Emily Bright Burnham, Phi Chapter, Boston (1867-1940)

Emily Bright Burnham became Grand President after four years as Grand Secretary. During her tenure (1892-1894), she had a particular desire to perfect the organization.

Emily had a vision of the ideal Fraternity and because of this she conceived of the Second Degree, an examination that enabled Kappas who qualified, because of their comprehensive knowledge of the Fraternity, to enter into a deeper spiritual significance of Kappa. Its insigne was a tiny fleur-de-lis set with a ruby, attached to the key by a gold chain. Emily was the first initiation, and initiations first took place at the 1892 Convention, when she was elected Grand President.

Her talent for organizing and directing was apparent during her term as Grand Secretary, when she oversaw the difficult task of preparing Kappa’s first Catalogue (Membership Directory), published in May 1890. During her term on the Grand Council, six chapters and the one and only alumna group (Chicago Association Chapter, Beta Theta) were added.

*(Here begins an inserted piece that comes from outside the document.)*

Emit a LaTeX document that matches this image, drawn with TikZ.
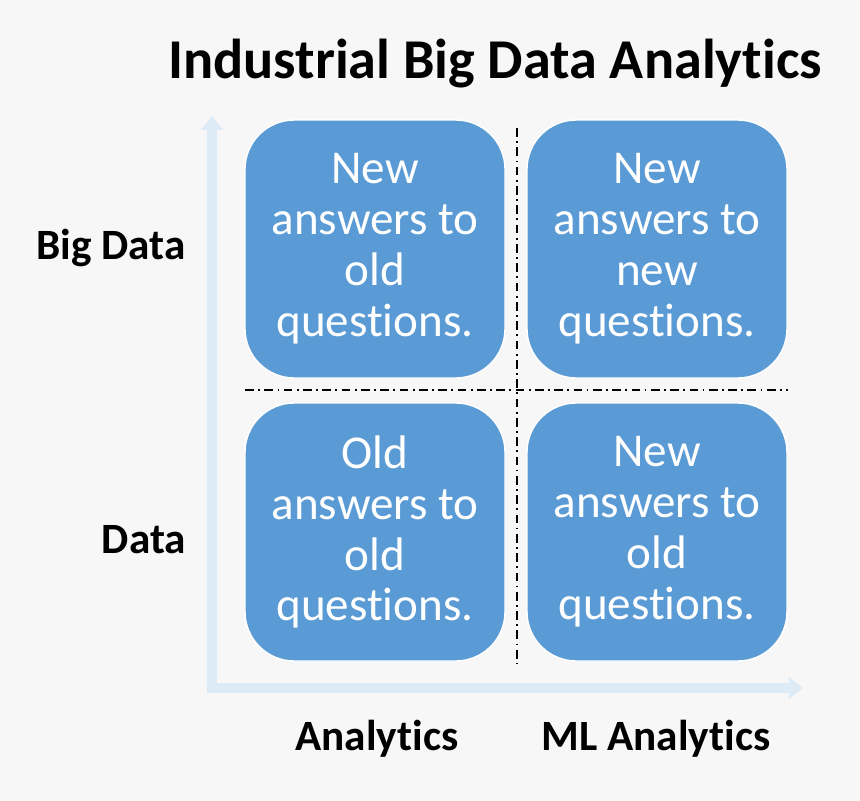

But her feelings on extension were considered radical; she felt it better to annex possibly excellent new chapters and eliminate less than desirable old ones than proceed slowly and with caution.

In her personal life, she, her husband Addison Burnham and three children (a fourth had died in infancy) spent summers in Maine (she organized a library there) and love canoe trips; her husband was known to walk by her side as one of the few men in suffragette parades in Boston.

She is best known, however, for her passion and devotion to eliminating the slums and tenements that powerful landlords and inert city officials had allowed to prevail in Boston. She was instrumental in the Morton Street Improvement, called “one of the best pieces of work done in the city for many years,” removing a slum of more than 700 inhabitants. In 1929 she was made chairman of the Housing Committee of the Massachusetts Civic League, watching over all state bills related to housing and town planning.

She was also the prime force in obtaining the Panhellenic House for Boston’s women’s fraternities; her husband served as attorney. She probably was criticized for these “out of home” activities because she once defended herself saying, “I am really more domestic than the average; bread is still baked in my house and floor polish is made from a family recipe.”